FLEETING FLOWERS

July 3, 2003

 

 I’m not getting a column up every two weeks as I’d hoped, but it’s summer, my son is home, and I’ve been writing up a storm on books, so I hope you’ll forgive me. At least aiming for every other week means I’m getting here a lot more often than I did before!

When my boys were little, our block swarmed with boys. There was a pack of them: Ian, Miles, Loren, Brandon, three Marios, Daniel, assorted others whose names I can’t remember, who lived close by for for a time, then moved on. It’s a quiet street, two blocks from the elementary school, which makes it very appealing for young families. All summer, and through the winter, the boys filled the yards and street with their noise, their bikes, their forts and battles and games. They climbed our apple tree and demolished thousands upon thousands of freezer pops. The ice cream man never, ever missed this block on his evening tour.

He still doesn’t. All those boys have now grown up, and most of the families have moved on–I think I’m the only original neighbor left on the block–and new children have moved in. Now, instead of a pack of boys, there is a gaggle of girls. There are 6 of them, not counting cousins who join them regularly, all between the ages of 4 and 8. I’ve been watching them, talking to them a little here and there, amused by the differences between packs of girls and packs of boys.

I wrote last time about the plethora of flowers I have in my yard this year, and those flowers have provided a source of bonding. One afternoon, my son called me to the front door, where a little boy–one of the only ones on the block–stood on the porch and pointed to a rose bush by the street. “They picked your flowers,” he said somberly.

The rose bush, which had been blooming so beautifully, had proved too much temptation for the girls. They stood in the hot sunlight with roses in their hands, looking both defiant and sad, waiting for what I’d do. I said to the boy, “Thank you, honey,” and went out to have The Talk with the girls. I’ve had it before, with each new crop of children who comes into the neighborhood. I’d just forgotten what a temptation the flowers would be since we had so few last year. I told them they could have a flower any time they wanted one, but they had to ask me first. I promised I would always let them have one, but I needed to pick them so the bushes would be safe. I showed them how roses need to be cut, just above the five-flower branch. I told them the names of the other flowers, too: coreopsis, lavender, baby’s breath, four o’clocks. Enchanted, they went off happy.

So now my doorbell rings four times a day with requests for flowers. They absolutely love putting baby’s breath in their hair, and the smell of lavender. It’s working okay for me–they swarm my car when I bring groceries home, so they can get paid in flowers. One afternoon, they pulled weeds (tumbleweeds for those who know them–no fun) for a quarter each. They insisted they get bored and need things to do. They said they liked to clean house, and maybe the next time I was washing windows or vacuuming, they could come help. (I can assure you no boy ever said that to me.)

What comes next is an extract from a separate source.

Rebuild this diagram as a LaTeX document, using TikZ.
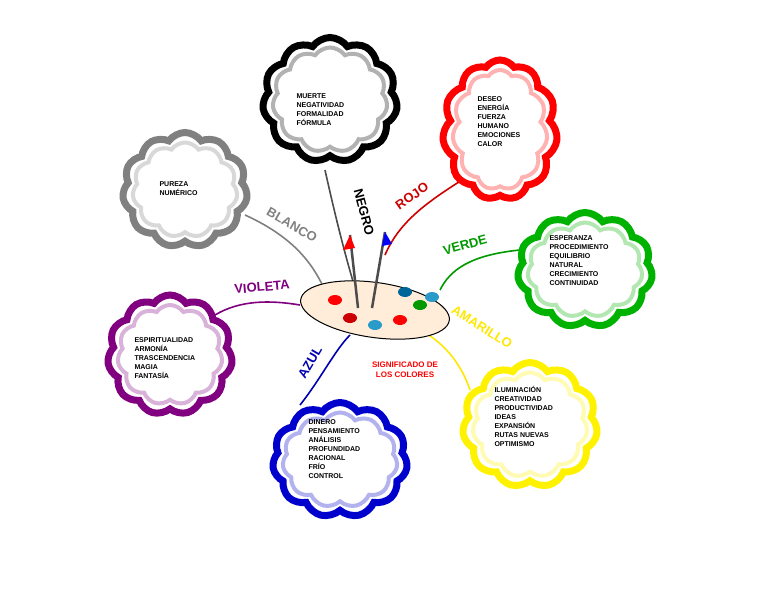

But some days it’s a bit much. Every time I leave the house, there are cries of “Barbara, can we have a flower?” Some days, that doorbell is ringing a lot. One afternoon, the bell rang for the fifth time and I was IRKED. I mean, really. Enough already.

I opened the door and said, “Yes, girls?” The littlest one, from across the street, raises her big doe eyes and says, “Do you like tortillas?”

Only slightly less than sex. Which I didn’t say aloud. I said, yes. They are one of my favorite things.

She came back in five minutes with a huge stack of freshly baked, homemade, still-warm tortillas. I ate one standing right on the porch, and felt as loved as if a mama had come down and hugged me.

Yesterday, the doorbell rang, and I opened it with a smile. “You want flowers, right?” It was Marina, the littlest one, who is my favorite. There’s such wonder about her, and such goodness. Then I noticed her mother behind her, and laughed. “You can have a flower, too.” She laughed in return and talked to me about a neighborhood matter, then said she was moving.

Marina held up her finger. “I smashed my finger in the door.”

I examined it minutely, as I was meant to do, and it was a nasty cut. I said, “Oh, baby, that had to really hurt!” I kissed it for her.

She said, suddenly and with great feeling, “Barbara, I’m going to MISS you!”

Not as much as I’ll miss you, sweetheart. I’ll remember you.